PWB will develop strategies and policies of a ‘win-win’ patriotism for the left. PWB will start a conversation on how to build a consensus where there is no contradiction between the strong instinctive connection of people, their cultures, communities and homelands and the mutual benefits of collective prosperity, security and freedom.
The United Kingdom Post-Brexit
Having left the European Union, the UK’s body politic – exhausted by a three-year war of attrition – for the moment wishes to discuss neither the conclusion of an interrupted Brexit nor the country’s future relations with its closest trading and political bloc.
But this hiatus doesn’t alter the fundamental question of Brexit.
The UK will either choose to follow the EU’s rules in order to minimise economic damage but have no say over them; or it will choose a complete divergence from the EU that inflicts enormous damage to the UK economy and our communities. Every indication is that the UK Government will follow the latter course, abandoning the mechanisms for influencing the world around us for an illusion of sovereignty, where today’s true power lies in working with others.

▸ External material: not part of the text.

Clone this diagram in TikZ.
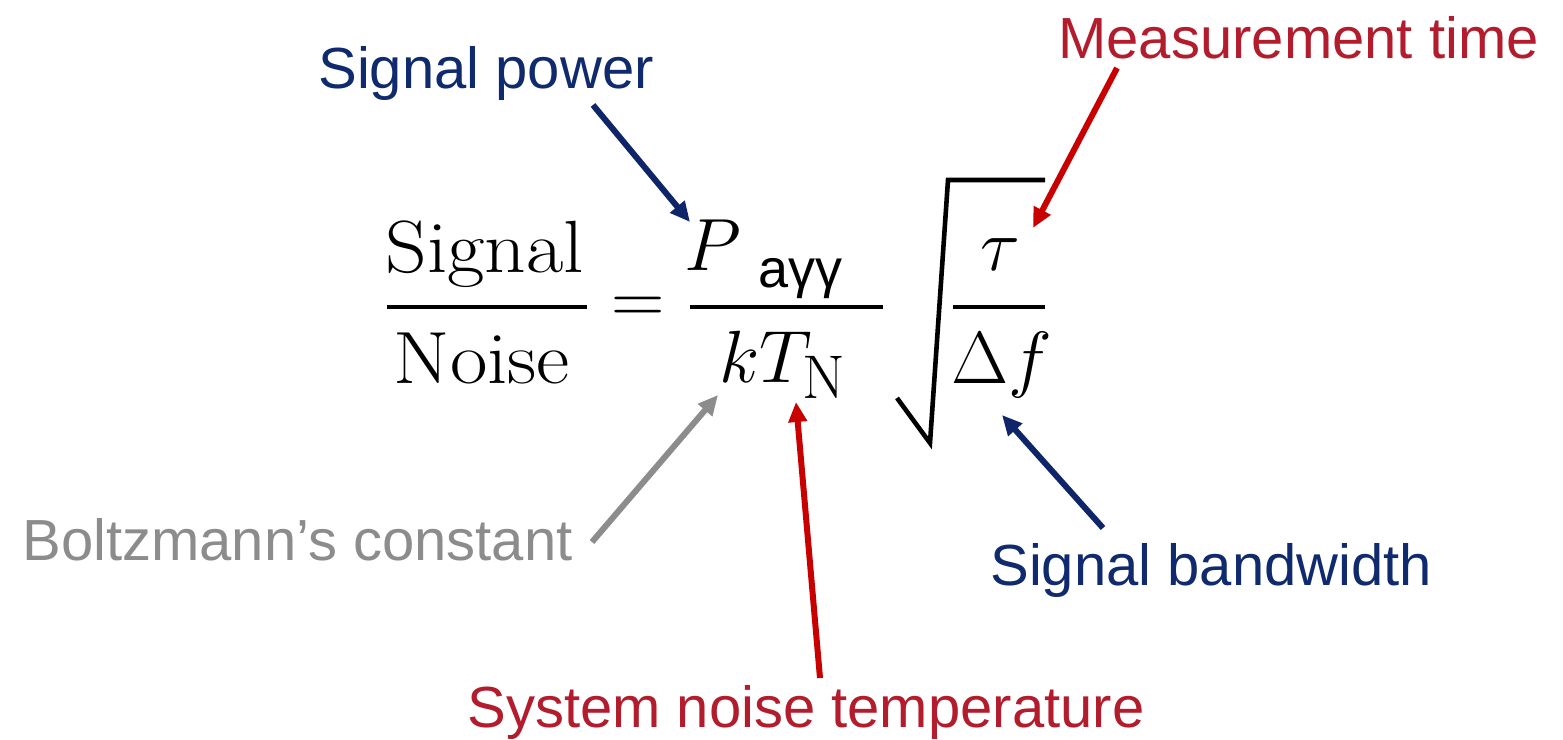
\documentclass[tikz,border=0pt]{standalone}
\usepackage{fontspec}
\newfontfamily\labelfont{Liberation Sans}
\usetikzlibrary{arrows.meta}
\definecolor{navytext}{RGB}{16,42,110}
\definecolor{navyarrow}{RGB}{14,38,105}
\definecolor{redtext}{RGB}{178,28,44}
\definecolor{redarrow}{RGB}{200,0,0}
\definecolor{graytext}{RGB}{140,140,140}
\definecolor{grayarrow}{RGB}{140,140,140}
\tikzset{
  lbl/.style={inner sep=0pt, anchor=base west, font=\labelfont\fontsize{29}{34}\selectfont},
  eq/.style={inner sep=0pt, font=\fontsize{24.88}{30}\selectfont, scale=1.487, transform shape},
  word/.style={eq, xscale=1.1},
  sub/.style={inner sep=0pt, anchor=base west, font=\labelfont\fontsize{27}{32}\selectfont},
  fracbar/.style={line width=2.4pt},
  pointer/.style={line width=3pt, -{Triangle[length=10pt,width=9pt]}},
}
\begin{document}
\begin{tikzpicture}[x=0.5pt,y=-0.5pt]
\useasboundingbox (0,0) rectangle (1563,739);

% --- equation ---
\node[word, anchor=base west] (sig) at (385,272) {Signal};
\draw[fracbar] (387,307) -- (587,307);
\node[word, anchor=base west] (noise) at (393,383) {Noise};
\node[eq, anchor=center] (equals) at (638,310) {$=$};
\node[eq, anchor=base west] (P) at (684,270) {$P$};
\node[sub] (pagg) at (758,287) {aγγ};
\draw[fracbar] (690,307) -- (883,307);
\node[eq, anchor=base west] (kT) at (719,382) {$kT_{\mathrm{N}}$};
\draw[line width=2.3pt, line join=miter] (897,398) -- (930,443) -- (948,180) -- (1045,180);
\node[eq, anchor=base] (tau) at (1000,270) {$\tau$};
\draw[fracbar] (953,307) -- (1045,307);
\node[eq, anchor=base west] (Df) at (951,383) {$\Delta f$};

% --- labels ---
\node[lbl, text=navytext] (lsp) at (318,88) {Signal power};
\node[lbl, text=redtext] (lmt) at (1058,58) {Measurement time};
\node[lbl, text=graytext] (lbc) at (22,560) {Boltzmann’s constant};
\node[lbl, text=navytext] (lsb) at (990,585) {Signal bandwidth};
\node[lbl, text=redtext] (lsn) at (467,727) {System noise temperature};

% --- arrow end points ---
\coordinate (spS) at (593,105);  \coordinate (spE) at (690,222);
\coordinate (mtS) at (1117,68);  \coordinate (mtE) at (1033,228);
\coordinate (bcS) at (592,542);  \coordinate (bcE) at (718,395);
\coordinate (snS) at (820,678);  \coordinate (snE) at (796,402);
\coordinate (sbS) at (1103,528); \coordinate (sbE) at (1002,415);

\draw[pointer, navyarrow] (spS) -- (spE);
\draw[pointer, redarrow] (mtS) -- (mtE);
\draw[pointer, grayarrow] (bcS) -- (bcE);
\draw[pointer, redarrow] (snS) -- (snE);
\draw[pointer, navyarrow] (sbS) -- (sbE);
\end{tikzpicture}
\end{document}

Whatever arrangement emerges after 31 December 2020 it will not be the end of the matter. The inconvenient truth is the UK will have little choice but to engage with the reality of the European Union next door. The critical mass of a market many times larger than the United Kingdom and the action in consort of 27 countries covering the bulk of the European continent makes it inevitable that what happens in Brussels, Berlin and
Paris matters in London. It always did and it always will.

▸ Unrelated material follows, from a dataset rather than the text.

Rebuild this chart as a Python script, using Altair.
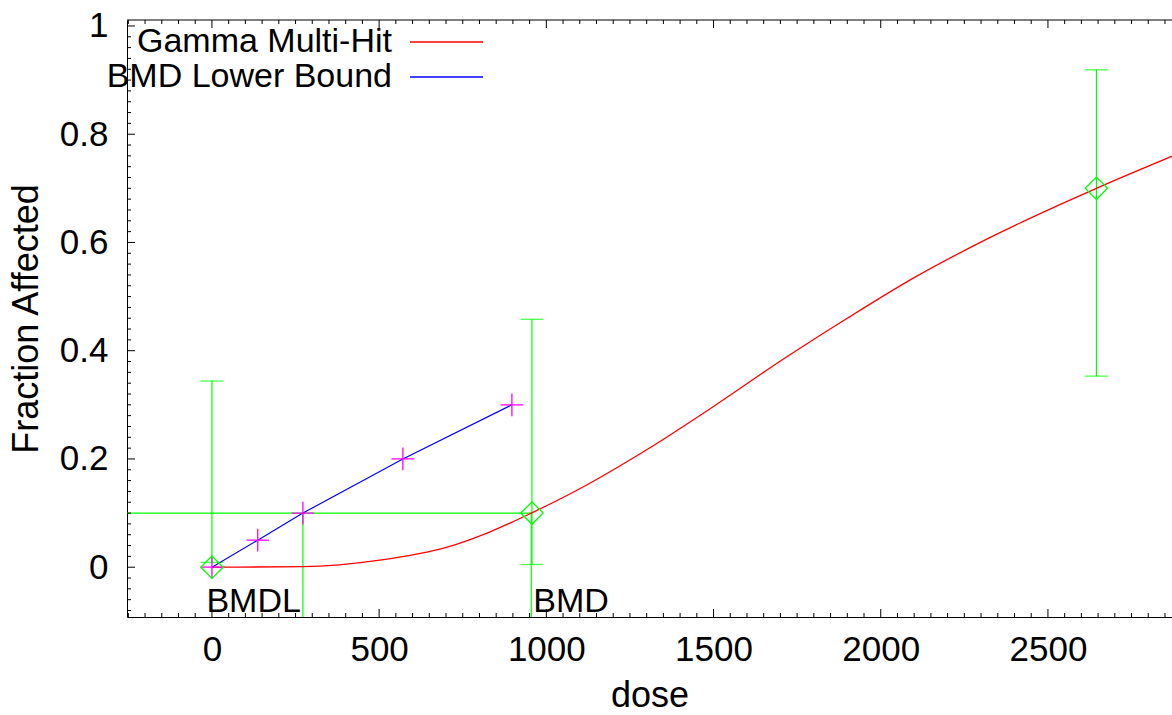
import altair as alt
import pandas as pd

# ---- data ----
dose = [0, 957, 2645]
frac = [0.0, 0.1, 0.70]
ci_low = [0.009, 0.005, 0.353]
ci_high = [0.344, 0.458, 0.919]

fit_dose = [0, 272, 502, 703, 830, 955, 1100, 1300, 1500, 1700, 1900, 2100, 2323, 2645, 2874]
fit_frac = [0.0, 0.001, 0.013, 0.037, 0.065, 0.1, 0.145, 0.217, 0.297, 0.381, 0.46, 0.535, 0.608, 0.70, 0.76]

bmdl_dose = [0, 137, 272, 571, 897]
bmdl_frac = [0.0, 0.05, 0.1, 0.2, 0.3]

BMD = 955
BMDL = 272
BMR = 0.1

x_dom = [-254, 2871]
y_dom = [-0.092, 1.011]
x_major = [0, 500, 1000, 1500, 2000, 2500]
y_major = [0, 0.2, 0.4, 0.6, 0.8, 1]
x_minor = [v for v in range(-250, 2871, 50) if v % 500 != 0]
y_minor = [round(-0.08 + 0.02 * i, 2) for i in range(55) if round(-0.08 + 0.02 * i, 2) not in (0, 0.2, 0.4, 0.6, 0.8, 1.0)]
legend_labels = ["Gamma Multi-Hit", "BMD Lower Bound"]
legend_colors = ["#ff0000", "#0000ff"]
marker_labels = ["BMDL", "BMD"]

W, H = 1045, 597
FONT = "Liberation Sans"
FS_TICK = 35
FS_TITLE = 36
FS_LEG = 34
FS_LAB = 34
GREEN = "#00ff00"

xs = alt.Scale(domain=x_dom, nice=False, zero=False)
ys = alt.Scale(domain=y_dom, nice=False, zero=False)
x_axis = alt.Axis(values=x_major, title="dose", grid=False, ticks=False, tickSize=0,
                  labelPadding=15, titlePadding=11, labelFlush=False, format="d")
y_axis = alt.Axis(values=y_major, title="Fraction Affected", grid=False, ticks=False, tickSize=0,
                  labelPadding=19, titlePadding=14, labelFlush=False, format="~g")


def X(f):
    return alt.X(f"{f}:Q", scale=xs, axis=x_axis)


def Y(f):
    return alt.Y(f"{f}:Q", scale=ys, axis=y_axis)


obs = pd.DataFrame({"x": dose, "y": frac, "lo": ci_low, "hi": ci_high})
fit = pd.DataFrame({"x": fit_dose, "y": fit_frac})
low = pd.DataFrame({"x": bmdl_dose, "y": bmdl_frac})

layers = []

# BMR horizontal line and BMD / BMDL verticals
hline = pd.DataFrame({"x": [x_dom[0]], "x2": [BMD], "y": [BMR]})
layers.append(alt.Chart(hline).mark_rule(color=GREEN, strokeWidth=1.2, clip=True).encode(
    x=X("x"), x2="x2:Q", y=Y("y")))
vlines = pd.DataFrame({"x": [BMDL, BMD], "y": [BMR, BMR], "y2": [y_dom[0], y_dom[0]]})
layers.append(alt.Chart(vlines).mark_rule(color=GREEN, strokeWidth=1.2, clip=True).encode(
    x=X("x"), y=Y("y"), y2="y2:Q"))

# error bars
layers.append(alt.Chart(obs).mark_rule(color=GREEN, strokeWidth=1.2).encode(
    x=X("x"), y=Y("lo"), y2="hi:Q"))
layers.append(alt.Chart(obs).mark_tick(color=GREEN, orient="horizontal", size=23, thickness=1.3).encode(
    x=X("x"), y=Y("lo")))
layers.append(alt.Chart(obs).mark_tick(color=GREEN, orient="horizontal", size=23, thickness=1.3).encode(
    x=X("x"), y=Y("hi")))

# fitted curve
layers.append(alt.Chart(fit).mark_line(color="#ff0000", strokeWidth=1.3, interpolate="monotone", clip=True).encode(
    x=X("x"), y=Y("y")))
# BMD lower bound
layers.append(alt.Chart(low).mark_line(color="#0000ff", strokeWidth=1.2).encode(
    x=X("x"), y=Y("y")))
layers.append(alt.Chart(low).mark_point(shape="M-1,0L1,0M0,-1L0,1", size=520, filled=False,
                                        color="#ff00ff", strokeWidth=1.3, opacity=1).encode(
    x=X("x"), y=Y("y")))
# observed points
layers.append(alt.Chart(obs).mark_point(shape="diamond", size=500, filled=False,
                                        color=GREEN, strokeWidth=1.3, opacity=1).encode(
    x=X("x"), y=Y("y")))

# BMDL / BMD labels
lab_l = pd.DataFrame({"x": [BMDL], "t": [marker_labels[0]]})
lab_r = pd.DataFrame({"x": [BMD], "t": [marker_labels[1]]})
layers.append(alt.Chart(lab_l).mark_text(align="right", baseline="alphabetic", dx=-2, font=FONT,
                                         fontSize=FS_LAB, color="black").encode(
    x=X("x"), y=alt.value(H - 5), text="t:N"))
layers.append(alt.Chart(lab_r).mark_text(align="left", baseline="alphabetic", dx=2, font=FONT,
                                         fontSize=FS_LAB, color="black").encode(
    x=X("x"), y=alt.value(H - 5), text="t:N"))

# inward ticks: bottom, top, left
for vals, ln in ((x_major, 8), (x_minor, 4)):
    td = pd.DataFrame({"x": vals})
    layers.append(alt.Chart(td).mark_rule(color="black", strokeWidth=1, clip=True).encode(
        x=X("x"), y=alt.value(H), y2=alt.value(H - ln)))
    layers.append(alt.Chart(td).mark_rule(color="black", strokeWidth=1, clip=True).encode(
        x=X("x"), y=alt.value(0), y2=alt.value(ln)))
for vals, ln in ((y_major, 8), (y_minor, 4)):
    td = pd.DataFrame({"y": vals})
    layers.append(alt.Chart(td).mark_rule(color="black", strokeWidth=1, clip=True).encode(
        y=Y("y"), x=alt.value(0), x2=alt.value(ln)))

# top border
layers.append(alt.Chart(pd.DataFrame({"a": [0]})).mark_rule(color="black", strokeWidth=1).encode(
    x=alt.value(0), x2=alt.value(W), y=alt.value(0)))

# legend (inside plot, top-left)
for i, (lab, col) in enumerate(zip(legend_labels, legend_colors)):
    yy = 22 + 35 * i
    layers.append(alt.Chart(pd.DataFrame({"t": [lab]})).mark_text(
        align="right", baseline="middle", font=FONT, fontSize=FS_LEG, color="black").encode(
        x=alt.value(265), y=alt.value(yy), text="t:N"))
    layers.append(alt.Chart(pd.DataFrame({"t": [lab]})).mark_rule(color=col, strokeWidth=1.3).encode(
        x=alt.value(283), x2=alt.value(356), y=alt.value(yy)))

chart = alt.layer(*layers).properties(
    width=W, height=H,
    autosize=alt.AutoSizeParams(type="none"),
    padding={"left": 127, "top": 20, "right": 0, "bottom": 98},
    background="white",
).configure_view(stroke=None).configure_axis(
    labelFont=FONT, titleFont=FONT, labelFontSize=FS_TICK, titleFontSize=FS_TITLE,
    titleFontWeight="normal", labelColor="black", titleColor="black",
    domainColor="black", domainWidth=1, labelOverlap=False,
)

chart.save("out.html", embed_options={"renderer": "svg", "actions": False})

PWB will start a conversation about how the UK re-engages with
the world, and how we repair the damage to our reputation that Brexit has wrought. The focus for the short term will build arguments for case-by-case re-engagement around areas of common challenge. In the longer term PWB will build on the internationalist movement awakened during the Brexit debate to create the cultural context to end the UK’s isolation.

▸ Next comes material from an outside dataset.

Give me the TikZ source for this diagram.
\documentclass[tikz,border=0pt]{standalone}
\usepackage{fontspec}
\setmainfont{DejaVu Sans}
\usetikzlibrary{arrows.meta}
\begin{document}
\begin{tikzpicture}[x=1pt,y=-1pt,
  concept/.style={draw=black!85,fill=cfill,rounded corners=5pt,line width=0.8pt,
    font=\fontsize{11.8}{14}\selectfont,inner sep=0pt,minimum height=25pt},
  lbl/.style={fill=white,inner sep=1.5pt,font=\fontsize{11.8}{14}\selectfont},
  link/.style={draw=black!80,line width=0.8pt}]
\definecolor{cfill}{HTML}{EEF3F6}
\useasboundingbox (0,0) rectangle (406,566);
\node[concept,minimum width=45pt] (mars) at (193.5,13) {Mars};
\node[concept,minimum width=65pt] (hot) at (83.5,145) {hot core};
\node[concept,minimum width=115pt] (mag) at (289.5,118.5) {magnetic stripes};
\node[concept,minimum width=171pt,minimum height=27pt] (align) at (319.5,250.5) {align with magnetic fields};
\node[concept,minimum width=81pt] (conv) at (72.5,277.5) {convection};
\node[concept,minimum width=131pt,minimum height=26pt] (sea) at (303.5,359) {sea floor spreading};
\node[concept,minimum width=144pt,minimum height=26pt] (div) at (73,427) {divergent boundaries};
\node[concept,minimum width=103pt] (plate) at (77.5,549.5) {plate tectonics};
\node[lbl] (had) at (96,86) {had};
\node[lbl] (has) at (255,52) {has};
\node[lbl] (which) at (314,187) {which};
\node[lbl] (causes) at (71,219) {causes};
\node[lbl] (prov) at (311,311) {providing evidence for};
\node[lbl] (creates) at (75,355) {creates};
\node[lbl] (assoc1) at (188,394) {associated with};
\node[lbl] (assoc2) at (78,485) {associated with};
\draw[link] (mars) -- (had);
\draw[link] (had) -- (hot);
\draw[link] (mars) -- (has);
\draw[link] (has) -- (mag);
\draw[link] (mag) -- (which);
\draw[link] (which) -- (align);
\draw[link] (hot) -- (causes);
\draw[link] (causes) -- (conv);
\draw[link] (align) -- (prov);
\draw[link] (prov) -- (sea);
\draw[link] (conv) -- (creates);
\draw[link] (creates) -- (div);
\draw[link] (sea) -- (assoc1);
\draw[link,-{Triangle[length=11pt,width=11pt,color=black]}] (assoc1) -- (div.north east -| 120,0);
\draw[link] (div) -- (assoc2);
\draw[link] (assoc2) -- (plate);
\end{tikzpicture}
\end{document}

The European Union post-crisis
The crises of 2008, the Eurozone and the refugee crisis exposed failings, not of the European Union’s ideals and aims, but of its institutions and politics. The member states, who often rely on the EU at times of crisis, do not feel comfortable endowing the institutions with the powers they need. Yet the crises themselves demonstrate the necessity of the EU – it has to be re-invented – given greater capacity to act where needed, but at the same time reformed.
The threats that exist are not just externally driven. Member states that flout the EU’s stated values of the rule of law and freedom of association face little to no credible sanction owing to the structures being inadequate and the need for unanimity among all member states. There needs to be an honest conversation about how the EU can safeguard its integrity going forward.
PWB will not exist to ignore the failings of the EU. We will argue
for a Union that is not afraid to assume greater responsibility whilst still affording its cities and regions more say over the policies that govern it. We can demonstrate the effect that co-operation and genuine solidarity can provide. The left can dismantle the populists’ claim to have the answers.
However, it is worth remembering that the EU has proved a great deal more resilient than many of its detractors have predicted. At every stage of its development monetary union was written off as doomed. Yet two decades after its launch the single currency has proved more robust than many economists believed possible and it did so in the face of the most serious financial crisis in a century.
There are signs that the genuine issues with the governance of the Euro will be addressed incrementally, however, new internationalist solutions will depend upon the Union renewing both its confidence and its common purpose. That will depend upon EU politicians understanding that the social market bargain at the heart of EU policy making remains essential to the future, acquiring renewed purpose in addressing economic, social and cultural change.
PWB will start a conversation about how Europe can reconnect with its citizens, how it can rebuild its purpose and show the next generation why it is as relevant to today’s generation as it was to the World War II generation who built it.